Serious Eats: Recipes

Seriously Meatless: Homemade Salsa Verde

Michael Natkin of the vegetarian blog Herbivoracious drops by most Wednesdays to share a delicious recipe and expand our vegetarian repertoire.

[Photograph: Michael Natkin]

Everyone loves salsa verde, the ubiquitous Mexican green sauce made from tomatillos. It is delicious as a simple dip for chips, and it can be used to sauce enchiladas, offered at the table for anything from quesadillas to tamales, or even act as the cooking medium for eggs.

You can, of course, buy jarred salsa verde, but if you make your own, you can get a much fresher flavor with a heady herbal component. Cilantro is typical, and epazote is great if you can get it. Otherwise, Mexican oregano makes a a delicious if non-traditional addition. Mexican oregano is a completely different plant than European oregano, with an intense, resinous flavor.

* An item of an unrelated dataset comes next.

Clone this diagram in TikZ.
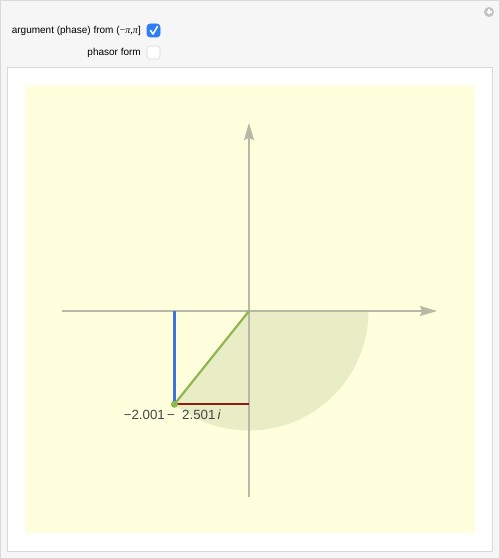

You can find it at any Mexican grocery.

Tomatillos are only distantly related to tomatoes. The offer a pleasant, tangy backbone to the sauce. They are widely available and easy to work with, but if you are short on time, the canned variety is quite acceptable.

The final "frying" step isn't strictly necessary. Skipping it will give you a thinner sauce with an even brighter flavor. Frying the sauce makes it a little richer and thicker.